Court of Appeal of California
249 Cal.App.2d 176 (Cal. Ct. App. 1967)
In Loretz v. Cal-Coast Development Corp., the defendant executed a promissory note for $25,000 as part of the payment for a motel purchase, secured by a deed of trust on a separate property in Lake Tahoe. The deed of trust included an agreement that the property's valuation was $8,000. When the defendant failed to pay the note, the plaintiffs sold the Lake Tahoe property for $2,500 under the deed's power of sale and sought a deficiency judgment for the remaining amount. The plaintiffs considered the note unsecured beyond the $8,000 valuation of the security and divided their claim into two parts: one for the unsecured portion of the note and another for the shortfall in the agreed valuation after the sale. The trial court ruled against the plaintiffs on the second claim, and they did not appeal that decision. The plaintiffs appealed the judgment on the first claim, which the defendant opposed, arguing that no deficiency judgment was permissible under section 580d of the Code of Civil Procedure and that the action was time-barred by section 337, subdivision 1, of the Code of Civil Procedure. The Superior Court of San Mateo County originally ruled in favor of the plaintiffs, but the judgment was appealed.

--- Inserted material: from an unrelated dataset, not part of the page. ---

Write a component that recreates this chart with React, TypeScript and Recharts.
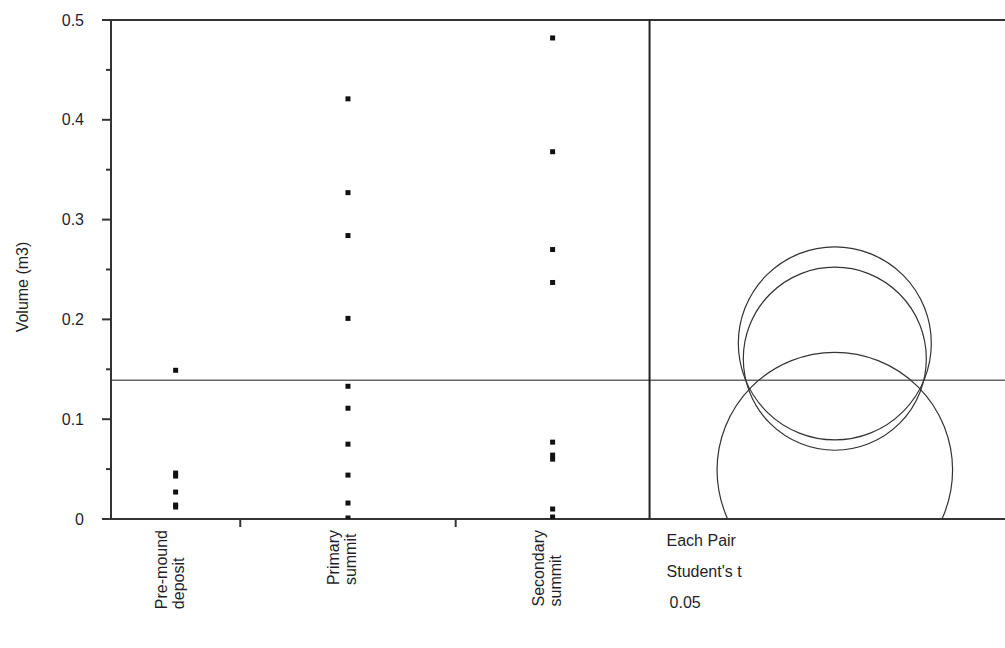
import React from 'react';
import { ScatterChart, Scatter, XAxis, YAxis, ReferenceLine } from 'recharts';

// group labels and sizes (JMP draws each group as wide as its count)
const groups = ['Pre-mound\ndeposit', 'Primary\nsummit', 'Secondary\nsummit'];
const groupSizes = [6, 10, 9];
const circlePanelWidth = 16.5;

// Volume (m3) per group
const preMound = [0.149, 0.046, 0.043, 0.027, 0.014, 0.012];
const primary = [0.421, 0.327, 0.284, 0.201, 0.133, 0.111, 0.075, 0.044, 0.016, 0.001];
const secondary = [0.482, 0.368, 0.27, 0.237, 0.077, 0.064, 0.06, 0.01, 0.002];

const yTicks = [0, 0.1, 0.2, 0.3, 0.4, 0.5];
const yMinorTicks = [0.05, 0.15, 0.25, 0.35, 0.45];

// comparison circles (mean, radius) for Pre-mound, Primary, Secondary
const circleMeans = [0.049, 0.1606, 0.176];
const circleRadii = [0.118, 0.0917, 0.0967];
const circleX = 33.6;

const testLabel = ['Each Pair', "Student's t", '0.05'];

const W = 1005;
const H = 648;
const TOP = 20;
const X_AXIS_H = 129;
const Y_AXIS_W = 111;
const PLOT_H = H - TOP - X_AXIS_H;
const Y_MAX = 0.5;
const PX_PER_Y = PLOT_H / Y_MAX;

const FONT = 'Arial, "Liberation Sans", sans-serif';
const FONT_SIZE = 16;
const TEXT = '#1f1f2a';

const bounds = groupSizes.reduce<number[]>((acc, n) => [...acc, acc[acc.length - 1] + n], [0]);
const centers = groupSizes.map((n, i) => bounds[i] + n / 2);
const dividers = bounds.slice(1, -1);
const panelStart = bounds[bounds.length - 1];
const xMax = panelStart + circlePanelWidth;

const allGroups = [preMound, primary, secondary];
const points = allGroups.flatMap((vals, i) => vals.map((v) => ({ x: centers[i], y: v })));
const grandMean = points.reduce((s, p) => s + p.y, 0) / points.length;
const circles = circleMeans.map((m, i) => ({ x: circleX, y: m, r: circleRadii[i] }));

let ctx: CanvasRenderingContext2D | null = null;
const measure = (s: string) => {
  if (!ctx) {
    ctx = document.createElement('canvas').getContext('2d');
    if (ctx) ctx.font = `${FONT_SIZE}px ${FONT}`;
  }
  return ctx ? ctx.measureText(s).width : s.length * FONT_SIZE * 0.5;
};

const XTick = (props: any) => {
  const { x, y, payload } = props;
  const v = payload.value;
  const gi = centers.indexOf(v);
  if (gi >= 0) {
    const lines = groups[gi].split('\n');
    const maxW = Math.max(...lines.map(measure));
    const startY = y + 11 + maxW;
    return (
      <g>
        {lines.map((ln, k) => {
          const bx = x - 6 + (k - (lines.length - 1) / 2) * 17 + 6;
          return (
            <text key={k} x={bx} y={startY} transform={`rotate(-90 ${bx} ${startY})`}
              fontFamily={FONT} fontSize={FONT_SIZE} fill={TEXT}>{ln}</text>
          );
        })}
      </g>
    );
  }
  if (v === panelStart) {
    return (
      <g>
        {testLabel.map((ln, k) => (
          <text key={k} x={x + 17 + (k === 2 ? 3 : 0)} y={y + 27 + k * 31}
            fontFamily={FONT} fontSize={FONT_SIZE} fill={TEXT}>{ln}</text>
        ))}
      </g>
    );
  }
  return <line x1={x} x2={x} y1={y} y2={y + 8} stroke="#333" strokeWidth={2} />;
};

const YTick = (props: any) => {
  const { x, y, payload } = props;
  const major = yTicks.includes(payload.value);
  return (
    <g>
      <line x1={x - (major ? 9 : 5)} x2={x} y1={y} y2={y} stroke="#333" strokeWidth={2} />
      {major && (
        <text x={x - 27} y={y} textAnchor="end" dominantBaseline="central"
          fontFamily={FONT} fontSize={FONT_SIZE} fill={TEXT}>{String(payload.value)}</text>
      )}
    </g>
  );
};

const Square = (p: any) => <rect x={p.cx - 2.5} y={p.cy - 2.5} width={5} height={5} fill="#111" />;

const Ring = (p: any) => (
  <circle cx={p.cx} cy={p.cy} r={p.payload.r * PX_PER_Y} fill="none" stroke="#333" strokeWidth={1.2} />
);

export default function App() {
  return (
    <div style={{ position: 'absolute', left: 0, top: 0, width: W, height: H, background: '#fff' }}>
      <ScatterChart width={W} height={H} margin={{ top: TOP, right: 0, bottom: 0, left: 0 }}>
        <XAxis type="number" dataKey="x" domain={[0, xMax]} allowDataOverflow
          ticks={[...centers, ...dividers, panelStart].sort((a, b) => a - b)} interval={0}
          tickSize={0} tickMargin={0} tick={<XTick />} height={X_AXIS_H}
          axisLine={{ stroke: '#333', strokeWidth: 2 }} />
        <YAxis type="number" dataKey="y" domain={[0, Y_MAX]} allowDataOverflow
          ticks={[...yTicks, ...yMinorTicks].sort((a, b) => a - b)} interval={0}
          tickSize={0} tickMargin={0} tick={<YTick />} width={Y_AXIS_W}
          axisLine={{ stroke: '#333', strokeWidth: 2 }}
          label={{
            content: () => (
              <text x={22} y={287} transform="rotate(-90 22 287)" textAnchor="middle"
                dominantBaseline="central" fontFamily={FONT} fontSize={FONT_SIZE} fill={TEXT}>
                Volume (m3)
              </text>
            ),
          }} />
        <ReferenceLine y={Y_MAX} stroke="#333" strokeWidth={2} />
        <ReferenceLine y={grandMean} stroke="#666" strokeWidth={1.5} />
        <ReferenceLine x={panelStart} stroke="#222" strokeWidth={2} />
        <Scatter data={points} shape={Square} isAnimationActive={false} />
        <Scatter data={circles} shape={Ring} isAnimationActive={false} />
      </ScatterChart>
    </div>
  );
}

The main issues were whether the plaintiffs could obtain a deficiency judgment on the promissory note when the property was sold under the power of sale and whether the action was barred by the statute of limitations.
The California Court of Appeal reversed the Superior Court's judgment, directing the lower court to enter judgment for the defendant.
The California Court of Appeal reasoned that section 580d of the Code of Civil Procedure prohibits deficiency judgments when a property is sold under a power of sale in a deed of trust or mortgage. The court emphasized that when a lender uses the power of sale, they forgo the right to a deficiency judgment, as this trade-off allows the debtor's right of redemption to be cut off in exchange for the lender's relinquishment of further claims. The court rejected the plaintiffs' attempt to split the single promissory note into secured and unsecured portions, stating that the agreed valuation in the deed of trust did not create separate obligations. The court also pointed out that allowing such an interpretation would effectively circumvent the protections of section 580d, which is against public policy. Additionally, the court found that even if the note could be divided, any deficiency action would be time-barred under section 337, subdivision 1, as the action was not commenced within the required three-month period following the sale.